> GIVEN DATA
"""

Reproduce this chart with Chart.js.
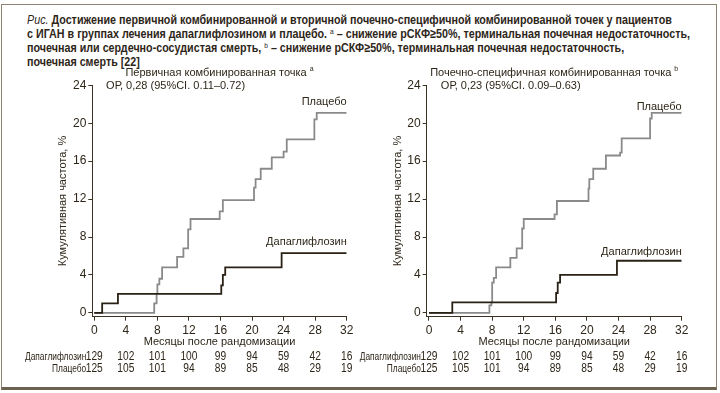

"""
"""

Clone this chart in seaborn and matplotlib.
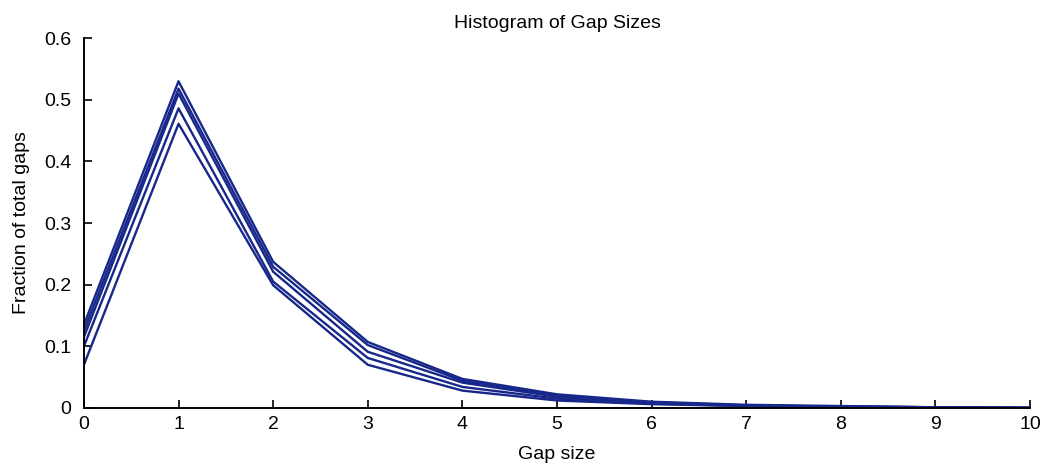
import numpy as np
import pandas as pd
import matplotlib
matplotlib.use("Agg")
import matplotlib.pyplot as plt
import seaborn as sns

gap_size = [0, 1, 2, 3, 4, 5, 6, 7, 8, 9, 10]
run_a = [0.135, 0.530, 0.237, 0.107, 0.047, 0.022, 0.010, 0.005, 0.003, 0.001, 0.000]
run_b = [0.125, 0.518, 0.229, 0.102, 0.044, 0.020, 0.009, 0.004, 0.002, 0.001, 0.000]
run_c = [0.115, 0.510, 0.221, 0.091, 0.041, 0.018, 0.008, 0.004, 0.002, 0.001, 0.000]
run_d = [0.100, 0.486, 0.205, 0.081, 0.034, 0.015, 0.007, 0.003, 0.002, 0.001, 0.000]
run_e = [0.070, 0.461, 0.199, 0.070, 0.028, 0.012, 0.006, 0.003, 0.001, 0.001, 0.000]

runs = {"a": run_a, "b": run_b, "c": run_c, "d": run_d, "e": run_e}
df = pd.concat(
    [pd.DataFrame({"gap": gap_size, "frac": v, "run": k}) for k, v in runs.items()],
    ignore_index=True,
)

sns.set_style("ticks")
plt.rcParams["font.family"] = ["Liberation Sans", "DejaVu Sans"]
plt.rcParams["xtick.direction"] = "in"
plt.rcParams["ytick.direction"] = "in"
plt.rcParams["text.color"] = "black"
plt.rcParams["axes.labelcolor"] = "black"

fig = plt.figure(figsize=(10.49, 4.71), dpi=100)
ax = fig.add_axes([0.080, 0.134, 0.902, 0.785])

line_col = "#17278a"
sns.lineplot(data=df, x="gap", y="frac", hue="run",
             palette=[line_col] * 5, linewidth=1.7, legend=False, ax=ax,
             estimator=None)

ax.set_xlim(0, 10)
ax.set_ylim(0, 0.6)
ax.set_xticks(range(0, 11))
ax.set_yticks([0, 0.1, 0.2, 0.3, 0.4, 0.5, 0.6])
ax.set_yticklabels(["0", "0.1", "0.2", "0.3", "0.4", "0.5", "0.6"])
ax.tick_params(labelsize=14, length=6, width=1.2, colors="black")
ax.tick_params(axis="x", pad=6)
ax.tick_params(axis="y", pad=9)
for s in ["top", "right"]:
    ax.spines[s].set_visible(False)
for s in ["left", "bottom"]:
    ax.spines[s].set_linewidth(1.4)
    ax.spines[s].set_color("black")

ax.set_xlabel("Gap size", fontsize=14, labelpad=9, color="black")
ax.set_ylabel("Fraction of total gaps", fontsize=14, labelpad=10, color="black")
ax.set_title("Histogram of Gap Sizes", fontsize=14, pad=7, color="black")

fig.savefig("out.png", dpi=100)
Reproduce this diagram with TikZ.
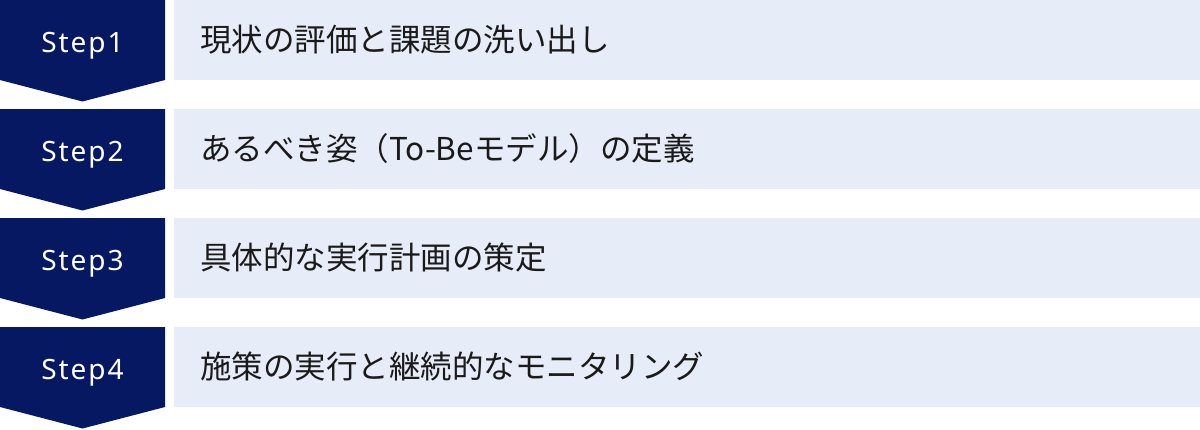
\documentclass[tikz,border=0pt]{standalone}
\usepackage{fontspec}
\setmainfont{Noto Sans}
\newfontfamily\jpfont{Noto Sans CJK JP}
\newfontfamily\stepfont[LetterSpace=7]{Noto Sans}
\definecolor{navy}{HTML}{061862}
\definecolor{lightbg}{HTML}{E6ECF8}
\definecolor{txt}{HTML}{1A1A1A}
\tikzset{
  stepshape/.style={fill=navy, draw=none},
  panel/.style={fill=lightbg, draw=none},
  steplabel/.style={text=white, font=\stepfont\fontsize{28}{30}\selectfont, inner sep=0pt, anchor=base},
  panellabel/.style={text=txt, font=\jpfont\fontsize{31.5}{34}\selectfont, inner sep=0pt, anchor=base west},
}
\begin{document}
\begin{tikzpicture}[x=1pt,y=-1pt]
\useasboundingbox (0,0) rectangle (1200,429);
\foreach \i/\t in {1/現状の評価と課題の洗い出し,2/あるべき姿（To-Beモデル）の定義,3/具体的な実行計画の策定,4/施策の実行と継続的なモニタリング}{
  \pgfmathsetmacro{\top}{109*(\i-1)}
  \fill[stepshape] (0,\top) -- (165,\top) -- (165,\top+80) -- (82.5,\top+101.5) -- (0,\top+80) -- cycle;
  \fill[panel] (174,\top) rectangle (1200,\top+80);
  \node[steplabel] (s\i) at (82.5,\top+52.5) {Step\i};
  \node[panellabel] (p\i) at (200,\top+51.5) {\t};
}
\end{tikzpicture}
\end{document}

"""

> WHAT IS ASKED
Copy exactly the part of the material above that opens with the line containing "Clone this chart in seaborn and matplotlib." and closes with the line containing "import seaborn as sns", ends included. Drop the images.

> SOLUTION FOR THIS EXERCISE
Clone this chart in seaborn and matplotlib.
import numpy as np
import pandas as pd
import matplotlib
matplotlib.use("Agg")
import matplotlib.pyplot as plt
import seaborn as sns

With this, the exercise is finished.